The Death of Marcus Aurelius
Saturday, February 17, 2018
Dostoyevsky on Hell
"What is Hell? I maintain that it is the suffering of being unable to love."
I once shared this quote from The Brothers Karamazov with a friend, who thought about it for a moment, and then said she thought Dostoyevsky had it half right.
"Hell seems to me more about never being loved, but I guess it's the same thing."
I held my tongue to not be petty and argumentative, but the latent Stoic inside me was screaming. The two options were, for me, completely opposite. Once I reduce my value to what others think or choose, it is hardly my happiness, but the happiness of others.
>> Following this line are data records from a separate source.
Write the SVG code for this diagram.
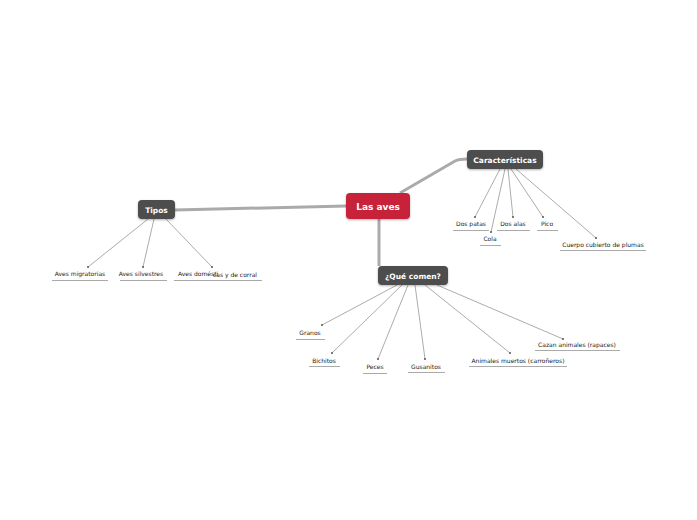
<svg xmlns="http://www.w3.org/2000/svg" width="697" height="520" viewBox="0 0 697 520">
<defs>
<marker id="dot" markerWidth="4" markerHeight="4" refX="2" refY="2" markerUnits="userSpaceOnUse"><circle cx="2" cy="2" r="1" fill="#555"/></marker>
<filter id="sh" x="-20%" y="-20%" width="140%" height="160%"><feDropShadow dx="0" dy="1" stdDeviation="1" flood-opacity="0.3"/></filter>
</defs>
<style>
.main{fill:none;stroke:#aaa;stroke-width:3}
.sub{fill:none;stroke:#888;stroke-width:0.7;marker-end:url(#dot)}
.ul{stroke:#aaa;stroke-width:1}
.nt{font-family:"DejaVu Sans",sans-serif;font-weight:bold;fill:#fff;text-anchor:middle}
.lt{font-family:"DejaVu Sans",sans-serif;font-size:6px;fill:#222;text-anchor:middle}
</style>
<rect width="697" height="520" fill="#fff"/>
<g id="connectors">
<path class="main" d="M346,206 L175,210"/>
<path class="main" d="M400,193 L455,161 Q459,159 467,159"/>
<path class="main" d="M379,219 L379,266"/>
<path class="sub" d="M500,169 L475,217"/>
<path class="sub" d="M505,169 L491,232"/>
<path class="sub" d="M508,169 L513,217"/>
<path class="sub" d="M511,169 L543,217"/>
<path class="sub" d="M516,169 L596,238"/>
<path class="sub" d="M148,219 L88,267"/>
<path class="sub" d="M154,219 L143,267"/>
<path class="sub" d="M166,219 L212,267"/>
<path class="sub" d="M397,285 L322,325"/>
<path class="sub" d="M402,285 L332,353"/>
<path class="sub" d="M408,285 L378,359"/>
<path class="sub" d="M415,285 L425,359"/>
<path class="sub" d="M425,285 L510,353"/>
<path class="sub" d="M437,285 L563,339"/>
</g>
<g id="n-lasaves"><rect x="346" y="193" width="64" height="26" rx="4" fill="#c8203a" filter="url(#sh)"/><text class="nt" x="378" y="210" font-size="9">Las aves</text></g>
<g id="n-caract"><rect x="467" y="150" width="76" height="19" rx="4" fill="#4d4d4d" filter="url(#sh)"/><text class="nt" x="505" y="163" font-size="7.5">Características</text></g>
<g id="n-tipos"><rect x="138" y="200" width="37" height="19" rx="4" fill="#4d4d4d" filter="url(#sh)"/><text class="nt" x="156.5" y="213" font-size="7.5">Tipos</text></g>
<g id="n-comen"><rect x="378" y="266" width="70" height="19" rx="4" fill="#4d4d4d" filter="url(#sh)"/><text class="nt" x="413" y="279" font-size="7.5">¿Qué comen?</text></g>
<g id="l-dospatas"><text class="lt" x="471" y="226">Dos patas</text><line class="ul" x1="453" y1="230.5" x2="489" y2="230.5"/></g>
<g id="l-cola"><text class="lt" x="490" y="241">Cola</text><line class="ul" x1="480" y1="245.5" x2="501" y2="245.5"/></g>
<g id="l-dosalas"><text class="lt" x="513" y="226">Dos alas</text><line class="ul" x1="497" y1="230.5" x2="530" y2="230.5"/></g>
<g id="l-pico"><text class="lt" x="547" y="226">Pico</text><line class="ul" x1="537" y1="230.5" x2="558" y2="230.5"/></g>
<g id="l-cuerpo"><text class="lt" x="603" y="247">Cuerpo cubierto de plumas</text><line class="ul" x1="560" y1="250.5" x2="646" y2="250.5"/></g>
<g id="l-migr"><text class="lt" x="80" y="276">Aves migratorias</text><line class="ul" x1="52" y1="280.5" x2="108" y2="280.5"/></g>
<g id="l-silv"><text class="lt" x="141" y="276">Aves silvestres</text><line class="ul" x1="120" y1="280.5" x2="167" y2="280.5"/></g>
<g id="l-dom"><text class="lt" x="178" y="276" text-anchor="start" style="text-anchor:start">Aves domésti</text><text class="lt" x="213" y="277" style="text-anchor:start">cas y de corral</text><line class="ul" x1="174" y1="280.5" x2="262" y2="280.5"/></g>
<g id="l-granos"><text class="lt" x="310" y="335">Granos</text><line class="ul" x1="296" y1="339.5" x2="325" y2="339.5"/></g>
<g id="l-bichitos"><text class="lt" x="324" y="363">Bichitos</text><line class="ul" x1="309" y1="366.5" x2="340" y2="366.5"/></g>
<g id="l-peces"><text class="lt" x="375" y="369">Peces</text><line class="ul" x1="363" y1="373.5" x2="387" y2="373.5"/></g>
<g id="l-gusanitos"><text class="lt" x="426" y="369">Gusanitos</text><line class="ul" x1="408" y1="372.5" x2="445" y2="372.5"/></g>
<g id="l-muertos"><text class="lt" x="518" y="363">Animales muertos (carroñeros)</text><line class="ul" x1="469" y1="366.5" x2="567" y2="366.5"/></g>
<g id="l-cazan"><text class="lt" x="577" y="347">Cazan animales  (rapaces)</text><line class="ul" x1="535" y1="350.5" x2="620" y2="350.5"/></g>
</svg>
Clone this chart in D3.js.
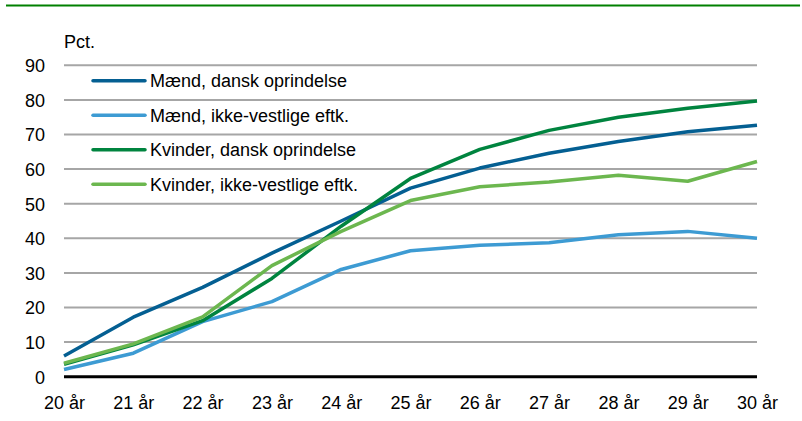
<!DOCTYPE html>
<html><head><meta charset="utf-8">
<script src="https://cdn.jsdelivr.net/npm/d3@7"></script>
<style>
body{margin:0;background:#fff;}
text{font-family:"Liberation Sans","Arial",sans-serif;fill:#000;}
</style></head>
<body><svg id="c" width="802" height="421"></svg>
<script>
const categories = ["20 år","21 år","22 år","23 år","24 år","25 år","26 år","27 år","28 år","29 år","30 år"];
const maendDansk   = [6.0,17.2,25.8,35.7,45.0,54.5,60.3,64.6,68.0,70.8,72.7];
const maendIkke    = [2.1,6.8,15.9,21.7,31.0,36.4,38.0,38.7,41.0,42.0,40.0];
const kvinderDansk = [3.6,9.2,16.2,28.4,43.5,57.3,65.7,71.2,75.0,77.6,79.7];
const kvinderIkke  = [3.9,9.5,17.3,32.1,42.0,50.9,54.9,56.3,58.2,56.5,62.2];
const seriesNames  = ["Mænd, dansk oprindelse","Mænd, ikke-vestlige eftk.","Kvinder, dansk oprindelse","Kvinder, ikke-vestlige eftk."];
const seriesColors = ["#045f92","#3d9bd3","#00843f","#6cb74f"];
const yTicks = [0,10,20,30,40,50,60,70,80,90];
const unitLabel = "Pct.";

const series = [maendDansk, maendIkke, kvinderDansk, kvinderIkke];
const svg = d3.select("#c");
const mLeft = 64, mRight = 757, mTop = 65.3, mBottom = 376.7;
const fs = 18;

svg.append("line").attr("x1",6).attr("x2",800).attr("y1",5.5).attr("y2",5.5)
  .attr("stroke","#008000").attr("stroke-width",2);

const x = d3.scalePoint().domain(categories).range([mLeft,mRight]);
const y = d3.scaleLinear().domain([0,90]).range([mBottom,mTop]);

// grid
svg.append("g").selectAll("line").data(yTicks.filter(d=>d>0)).join("line")
  .attr("x1",mLeft).attr("x2",mRight).attr("y1",d=>y(d)).attr("y2",d=>y(d))
  .attr("stroke","#a6a6a6").attr("stroke-width",2);

// y labels
const yAxis = d3.axisLeft(y).tickValues(yTicks).tickSize(0).tickPadding(0);
const gy = svg.append("g").attr("transform",`translate(${mLeft-19},0)`).call(yAxis);
gy.select(".domain").remove();
gy.attr("font-family",null).attr("font-size",null);
gy.selectAll("text").attr("font-size",fs).attr("fill","#000").attr("dy","0.36em");

svg.append("text").attr("x",mLeft).attr("y",48).attr("font-size",fs).text(unitLabel);

// x axis
const xAxis = d3.axisBottom(x).tickSize(0).tickPadding(0);
const gx = svg.append("g").attr("transform",`translate(0,${mBottom})`).call(xAxis);
gx.select(".domain").remove();
gx.attr("font-family",null).attr("font-size",null);
gx.selectAll("text").attr("font-size",fs).attr("fill","#000").attr("dy",0).attr("y",32);

// lines
const line = d3.line().x((d,i)=>x(categories[i])).y(d=>y(d));
series.forEach((s,i)=>{
  svg.append("path").datum(s).attr("d",line).attr("fill","none")
    .attr("stroke",seriesColors[i]).attr("stroke-width",3.5).attr("stroke-linejoin","round");
});

// zero axis
svg.append("line").attr("x1",mLeft).attr("x2",mRight).attr("y1",mBottom).attr("y2",mBottom)
  .attr("stroke","#000").attr("stroke-width",3);

// legend
const lg = svg.append("g");
seriesNames.forEach((n,i)=>{
  const ly = 80.7 + i*34.5;
  lg.append("line").attr("x1",93).attr("x2",145).attr("y1",ly).attr("y2",ly)
    .attr("stroke",seriesColors[i]).attr("stroke-width",3.5).attr("stroke-linecap","round");
  lg.append("text").attr("x",150).attr("y",ly).attr("dy","0.36em").attr("font-size",fs).text(n);
});
</script></body></html>
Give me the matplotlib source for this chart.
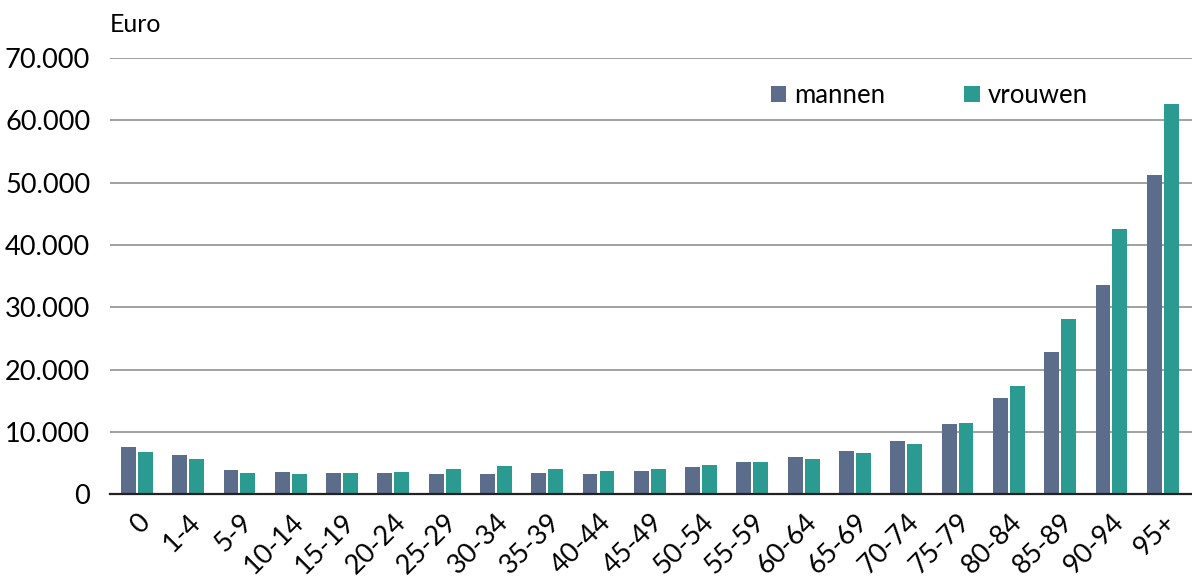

If, however, I define my value by what is within my power, by what I think and choose, I embrace my true nature.
I have been made to give, not just to receive. Love me, or love me not, but I will still choose to love.
Take away the love of others, and I will suffer, I will be alone, and I will mourn the loss, but I can still choose to love without any condition.
Take away my very power to love, however, and you have destroyed everything that makes me human.
I know that God loves me, without question. The question for me is whether I will decide to love Him.
Whether or not my neighbor loves me is most certainly in question. The question for me is whether I will decide to love him.
Just before she passed away, my great-grandmother told me that love was not a feeling, but a choice. It was only years later that I understood what she meant, that love was never something that happened to me, an affection, but something I did, a conviction. It was a sacred promise, not a conditional expectation.
I would have saved myself much grief if I had understood this earlier.
It is all about the difference between someone who says "I like you for what you do for me", and someone who says "I love you just for you."
Some people will dispose of you. Allow them to do so. But never dispose of them.